Entries provided:
==========

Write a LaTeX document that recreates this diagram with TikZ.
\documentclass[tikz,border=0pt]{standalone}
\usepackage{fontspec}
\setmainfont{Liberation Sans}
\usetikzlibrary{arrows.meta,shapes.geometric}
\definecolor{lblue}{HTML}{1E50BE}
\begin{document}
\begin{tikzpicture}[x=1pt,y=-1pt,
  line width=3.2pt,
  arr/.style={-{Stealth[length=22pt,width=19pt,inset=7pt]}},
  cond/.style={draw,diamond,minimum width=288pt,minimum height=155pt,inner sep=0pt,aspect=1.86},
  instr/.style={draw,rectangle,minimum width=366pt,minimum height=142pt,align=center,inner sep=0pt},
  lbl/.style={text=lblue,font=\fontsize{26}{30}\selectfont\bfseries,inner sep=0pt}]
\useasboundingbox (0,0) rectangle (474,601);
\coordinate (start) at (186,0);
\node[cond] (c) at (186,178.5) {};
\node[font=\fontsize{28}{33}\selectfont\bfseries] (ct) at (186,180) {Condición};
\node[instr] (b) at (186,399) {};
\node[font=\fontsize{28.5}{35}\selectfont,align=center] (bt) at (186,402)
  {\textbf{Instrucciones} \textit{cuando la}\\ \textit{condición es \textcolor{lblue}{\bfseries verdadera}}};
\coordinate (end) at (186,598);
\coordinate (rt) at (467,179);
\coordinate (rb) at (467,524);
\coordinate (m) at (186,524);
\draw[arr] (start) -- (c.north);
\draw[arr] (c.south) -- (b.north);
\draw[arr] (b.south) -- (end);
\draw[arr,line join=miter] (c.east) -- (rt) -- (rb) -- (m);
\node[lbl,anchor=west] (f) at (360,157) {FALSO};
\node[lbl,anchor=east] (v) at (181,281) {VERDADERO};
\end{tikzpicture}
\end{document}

==========

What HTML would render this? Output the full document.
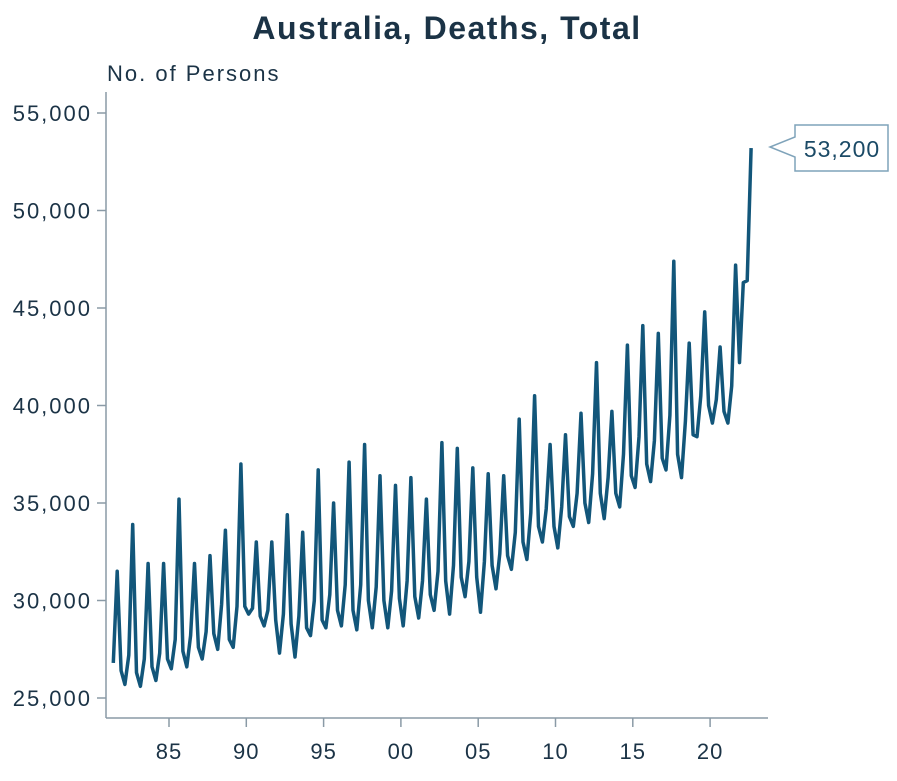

==========

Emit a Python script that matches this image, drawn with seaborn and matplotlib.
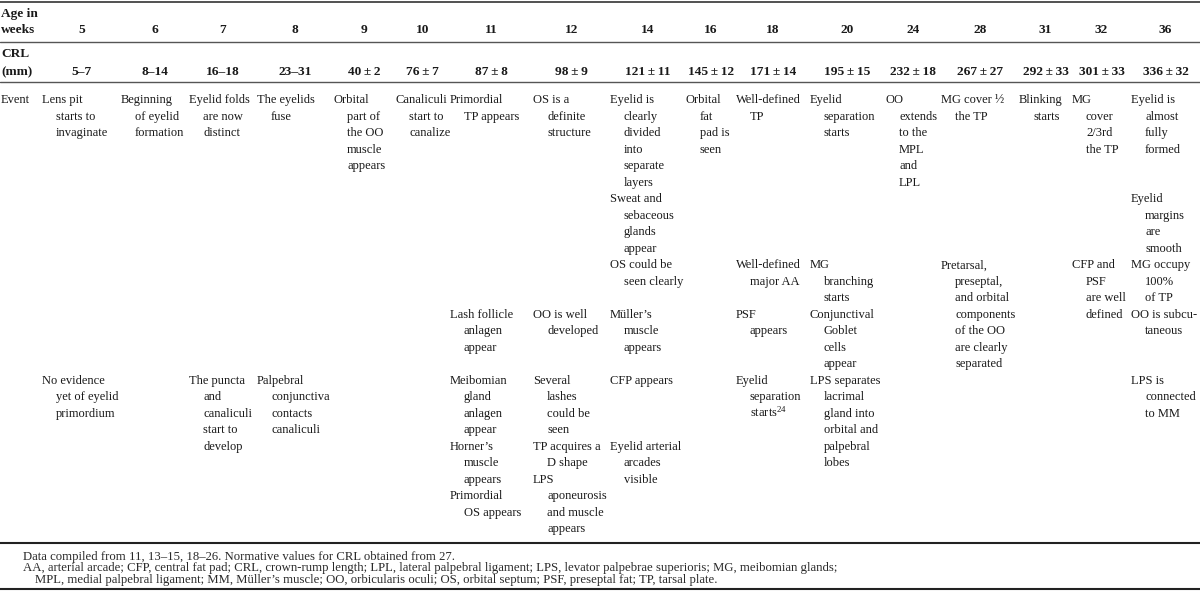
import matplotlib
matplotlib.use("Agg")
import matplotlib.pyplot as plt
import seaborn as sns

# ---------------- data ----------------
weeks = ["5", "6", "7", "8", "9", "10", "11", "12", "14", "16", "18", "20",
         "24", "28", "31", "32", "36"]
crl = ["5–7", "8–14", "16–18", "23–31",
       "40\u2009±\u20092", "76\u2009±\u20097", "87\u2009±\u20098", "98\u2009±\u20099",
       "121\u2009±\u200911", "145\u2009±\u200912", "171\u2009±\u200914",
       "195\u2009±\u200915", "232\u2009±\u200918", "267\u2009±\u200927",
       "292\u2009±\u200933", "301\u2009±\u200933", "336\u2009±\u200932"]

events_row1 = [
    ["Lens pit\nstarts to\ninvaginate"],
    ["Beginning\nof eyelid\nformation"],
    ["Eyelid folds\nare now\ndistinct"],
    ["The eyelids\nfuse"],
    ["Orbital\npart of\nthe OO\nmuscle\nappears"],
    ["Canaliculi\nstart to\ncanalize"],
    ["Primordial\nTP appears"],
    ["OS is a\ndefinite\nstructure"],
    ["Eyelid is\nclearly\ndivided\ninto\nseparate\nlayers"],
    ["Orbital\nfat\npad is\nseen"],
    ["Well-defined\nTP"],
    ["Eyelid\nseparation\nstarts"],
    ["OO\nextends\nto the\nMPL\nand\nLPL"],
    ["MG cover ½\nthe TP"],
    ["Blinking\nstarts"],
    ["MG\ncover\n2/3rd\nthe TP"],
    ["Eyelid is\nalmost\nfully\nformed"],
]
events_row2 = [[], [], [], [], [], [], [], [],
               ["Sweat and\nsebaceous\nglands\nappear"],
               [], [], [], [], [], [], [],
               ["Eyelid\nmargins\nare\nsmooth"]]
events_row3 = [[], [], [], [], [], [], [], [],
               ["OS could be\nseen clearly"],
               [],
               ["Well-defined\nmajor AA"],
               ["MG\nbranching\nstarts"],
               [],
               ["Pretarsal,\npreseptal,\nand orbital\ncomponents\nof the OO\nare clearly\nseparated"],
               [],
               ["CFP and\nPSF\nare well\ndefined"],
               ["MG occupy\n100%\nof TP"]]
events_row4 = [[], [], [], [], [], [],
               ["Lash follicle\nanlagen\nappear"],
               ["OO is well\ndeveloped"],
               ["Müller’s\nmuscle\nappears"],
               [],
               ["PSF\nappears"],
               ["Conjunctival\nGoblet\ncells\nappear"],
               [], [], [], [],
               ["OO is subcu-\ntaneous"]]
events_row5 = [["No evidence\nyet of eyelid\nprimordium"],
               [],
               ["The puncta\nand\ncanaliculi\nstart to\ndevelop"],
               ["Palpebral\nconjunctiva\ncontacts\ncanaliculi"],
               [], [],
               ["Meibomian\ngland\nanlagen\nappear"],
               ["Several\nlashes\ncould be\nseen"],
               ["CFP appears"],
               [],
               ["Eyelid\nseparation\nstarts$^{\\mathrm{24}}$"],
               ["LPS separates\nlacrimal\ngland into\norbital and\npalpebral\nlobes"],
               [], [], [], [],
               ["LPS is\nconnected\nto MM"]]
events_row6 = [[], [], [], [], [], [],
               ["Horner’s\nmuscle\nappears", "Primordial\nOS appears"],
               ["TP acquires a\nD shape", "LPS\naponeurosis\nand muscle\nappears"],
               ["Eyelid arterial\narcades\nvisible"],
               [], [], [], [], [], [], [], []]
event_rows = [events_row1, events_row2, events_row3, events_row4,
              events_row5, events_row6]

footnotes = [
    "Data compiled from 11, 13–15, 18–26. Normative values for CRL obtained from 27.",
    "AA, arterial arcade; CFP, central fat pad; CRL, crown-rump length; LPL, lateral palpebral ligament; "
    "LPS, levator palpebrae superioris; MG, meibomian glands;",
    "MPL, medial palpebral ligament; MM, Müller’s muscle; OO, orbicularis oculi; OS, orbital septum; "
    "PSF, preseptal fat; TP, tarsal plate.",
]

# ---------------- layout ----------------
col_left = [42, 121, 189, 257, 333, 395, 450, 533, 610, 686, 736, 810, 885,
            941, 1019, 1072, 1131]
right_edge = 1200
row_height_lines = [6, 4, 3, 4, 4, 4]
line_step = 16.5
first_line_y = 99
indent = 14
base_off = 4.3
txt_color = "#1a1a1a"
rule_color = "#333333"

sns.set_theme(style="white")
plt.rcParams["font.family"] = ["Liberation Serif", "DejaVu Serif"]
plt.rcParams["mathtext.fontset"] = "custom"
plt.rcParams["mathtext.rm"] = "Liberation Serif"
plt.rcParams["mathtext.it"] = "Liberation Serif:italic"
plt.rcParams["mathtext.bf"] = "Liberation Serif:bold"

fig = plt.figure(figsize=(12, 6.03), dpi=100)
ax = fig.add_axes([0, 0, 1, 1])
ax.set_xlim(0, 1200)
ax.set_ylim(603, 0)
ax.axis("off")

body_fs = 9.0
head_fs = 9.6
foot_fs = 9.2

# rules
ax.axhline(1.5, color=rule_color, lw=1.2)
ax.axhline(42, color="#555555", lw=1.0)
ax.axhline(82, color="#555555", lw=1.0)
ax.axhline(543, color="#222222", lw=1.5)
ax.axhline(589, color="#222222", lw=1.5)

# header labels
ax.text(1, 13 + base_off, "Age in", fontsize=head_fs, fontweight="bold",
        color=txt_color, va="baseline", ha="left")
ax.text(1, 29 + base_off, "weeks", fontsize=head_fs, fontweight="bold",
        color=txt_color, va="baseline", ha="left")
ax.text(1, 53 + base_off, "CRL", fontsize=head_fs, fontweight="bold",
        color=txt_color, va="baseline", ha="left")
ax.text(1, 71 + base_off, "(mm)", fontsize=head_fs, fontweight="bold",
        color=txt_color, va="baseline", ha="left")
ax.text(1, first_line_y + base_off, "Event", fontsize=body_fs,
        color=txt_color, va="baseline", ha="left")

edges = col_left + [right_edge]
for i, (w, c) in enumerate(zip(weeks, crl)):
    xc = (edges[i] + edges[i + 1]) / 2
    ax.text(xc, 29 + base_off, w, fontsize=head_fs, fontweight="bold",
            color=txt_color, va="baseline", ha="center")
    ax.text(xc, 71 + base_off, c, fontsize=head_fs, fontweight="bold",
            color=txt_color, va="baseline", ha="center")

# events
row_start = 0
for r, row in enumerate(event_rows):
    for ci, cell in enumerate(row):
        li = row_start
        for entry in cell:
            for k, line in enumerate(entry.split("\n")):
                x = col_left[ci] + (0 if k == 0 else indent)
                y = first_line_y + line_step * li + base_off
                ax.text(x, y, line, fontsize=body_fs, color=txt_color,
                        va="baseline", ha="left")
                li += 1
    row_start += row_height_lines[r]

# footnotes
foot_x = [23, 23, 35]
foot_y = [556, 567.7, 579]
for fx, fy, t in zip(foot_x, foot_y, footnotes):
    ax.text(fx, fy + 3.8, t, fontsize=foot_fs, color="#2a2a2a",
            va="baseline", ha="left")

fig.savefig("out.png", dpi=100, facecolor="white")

==========

Aim of the exercise:
Find every line that has "this" in it, then return those lines.

Full output:
Write a LaTeX document that recreates this diagram with TikZ.
What HTML would render this? Output the full document.
Emit a Python script that matches this image, drawn with seaborn and matplotlib.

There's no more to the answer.